Warum sind wir eine kleine Nation? Finnland hat weniger Einwohner, aber mehr Hockeyspieler. Warum ist das so?
«Das hat verschiedene Gründe. Finnland hat eine Hockeykultur, rein geografisch, vom Klima her. Wir sind kulturell breiter aufgestellt, nicht nur im Sport. Wir sind zwar eine Hockeynation, aber wir sind auch erfolgreich im Fussball, Tennis, Ski, Segeln. Das hat Finnland nicht. Da spielt jeder, der ein Hobby anfängt, Eishockey. Daran müssen wir noch arbeiten, Eishockey einer noch breiteren Bevölkerung näherzubringen.»
Mit Biel oder Servette wird es einen neuen Playoff-Meister geben. Ihre Einschätzung?
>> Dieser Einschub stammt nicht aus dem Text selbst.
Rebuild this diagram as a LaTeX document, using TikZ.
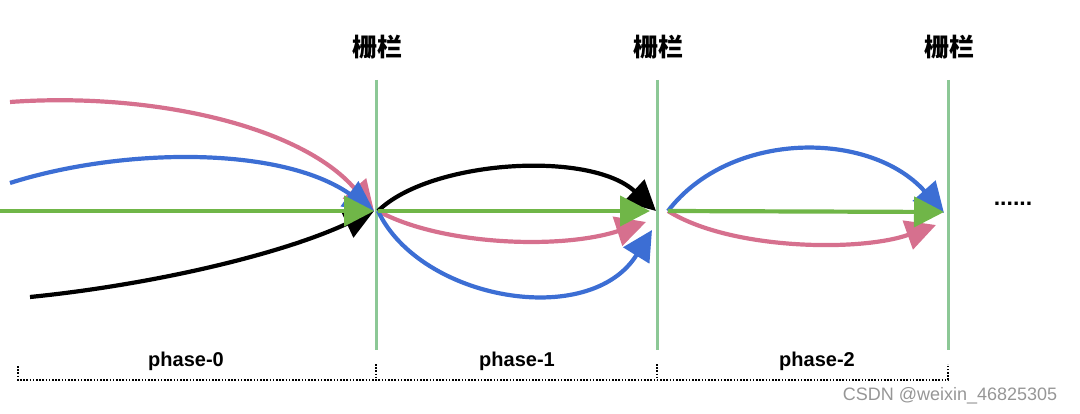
\documentclass[tikz,border=0pt]{standalone}
\usepackage{fontspec}
\setmainfont{Liberation Sans}
\newfontfamily\cjk{Noto Sans CJK SC}
\usetikzlibrary{arrows.meta}
\definecolor{barrier}{RGB}{140,200,150}
\definecolor{pk}{RGB}{214,112,142}
\definecolor{bl}{RGB}{60,110,212}
\definecolor{gr}{RGB}{112,182,72}
\definecolor{wm}{RGB}{150,150,150}
\tikzset{
  flow/.style={line width=4.2pt, -{Triangle[length=30pt,width=30pt]}},
  barrierline/.style={draw=barrier, line width=3pt},
  barriertext/.style={font=\cjk\bfseries\fontsize{25}{25}\selectfont, text=black},
  phasetext/.style={font=\bfseries\fontsize{20}{20}\selectfont},
  bracket/.style={dash pattern=on 1.6pt off 1.6pt, line width=2pt},
}
\begin{document}
\begin{tikzpicture}[x=1pt,y=-1pt]
\path[use as bounding box] (0,0) rectangle (1080,414);
% barriers
\coordinate (b0t) at (376,80); \coordinate (b0b) at (376,350);
\coordinate (b1t) at (657,80); \coordinate (b1b) at (657,350);
\coordinate (b2t) at (948,80); \coordinate (b2b) at (948,350);
\draw[barrierline] (b0t) -- (b0b);
\draw[barrierline] (b1t) -- (b1b);
\draw[barrierline] (b2t) -- (b2b);
\node[barriertext] (l0) at (377,47) {栅栏};
\node[barriertext] (l1) at (658,47) {栅栏};
\node[barriertext] (l2) at (949,47) {栅栏};
% phase 0
\coordinate (p0pk) at (10,102);
\coordinate (p0bl) at (10,183);
\coordinate (p0gr) at (0,211);
\coordinate (p0bk) at (30,297);
\coordinate (e0) at (374,211);
\draw[flow, pk] (p0pk) .. controls (150,92) and (300,125) .. (e0);
\draw[flow, bl] (p0bl) .. controls (120,148) and (280,145) .. (e0);
\draw[flow, black] (p0bk) .. controls (150,285) and (280,255) .. (e0);
\draw[flow, gr] (p0gr) -- (e0);
% phase 1
\coordinate (s1) at (378,211);
\coordinate (e1bk) at (656,211);
\coordinate (e1gr) at (650,211);
\coordinate (e1pk) at (646,222);
\coordinate (e1bl) at (652,230);
\draw[flow, black] (s1) .. controls (430,160) and (590,150) .. (e1bk);
\draw[flow, pk] (s1) .. controls (440,245) and (560,250) .. (e1pk);
\draw[flow, bl] (s1) .. controls (420,300) and (590,330) .. (e1bl);
\draw[flow, gr] (s1) -- (e1gr);
% phase 2
\coordinate (s2) at (668,211);
\coordinate (e2bl) at (944,213);
\coordinate (e2gr) at (944,212);
\coordinate (e2pk) at (936,225);
\draw[flow, bl] (s2) .. controls (730,130) and (870,130) .. (e2bl);
\draw[flow, pk] (s2) .. controls (730,250) and (860,252) .. (e2pk);
\draw[flow, gr] (s2) -- (e2gr);
\node[font=\bfseries\fontsize{23}{23}\selectfont] (dots) at (1013,204) {......};
% phase labels
\node[phasetext] (ph0) at (186,361) {phase-0};
\node[phasetext] (ph1) at (517,361) {phase-1};
\node[phasetext] (ph2) at (817,361) {phase-2};
% bracket
\coordinate (k0) at (18,366); \coordinate (k0b) at (18,380);
\coordinate (k1) at (376,364); \coordinate (k1b) at (376,380);
\coordinate (k2) at (657,364); \coordinate (k2b) at (657,380);
\coordinate (k3) at (948,364); \coordinate (k3b) at (948,380);
\draw[bracket] (k0) -- (k0b) -- (k3b) -- (k3);
\draw[bracket] (k1) -- (k1b);
\draw[bracket] (k2) -- (k2b);
% watermark
\node[text=wm, font=\fontsize{18}{18}\selectfont] (wmk) at (950,396) {CSDN @weixin\_46825305};
\end{tikzpicture}
\end{document}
«Das freut mich aus zwei Gründen. Erstens die Geografie. Neues belebt das Geschäft. Einen Meister aus der Westschweiz zu haben, ist wichtig. Und es zeigt, dass die Qualifikation nicht für nichts ist. Die Euphorie, die in diesen Städten entstanden ist, ist positiv. Ich freue mich sehr auf diese Serie.»
Es ist das Ende der ersten Saison nach Corona. Sind Sie überrascht, dass das Schweizer Hockey die Pandemie so gut überstanden hat?
«Wir sind grossartig unterstützt worden, das darf man schon einmal sagen. Früher hat man oft die Floskel gehört, in Amerika sei der Sport halt eine Religion. Aber wir dürfen uns gar nicht beklagen. Wir haben für den Sport enorm viel Unterstützung bekommen.»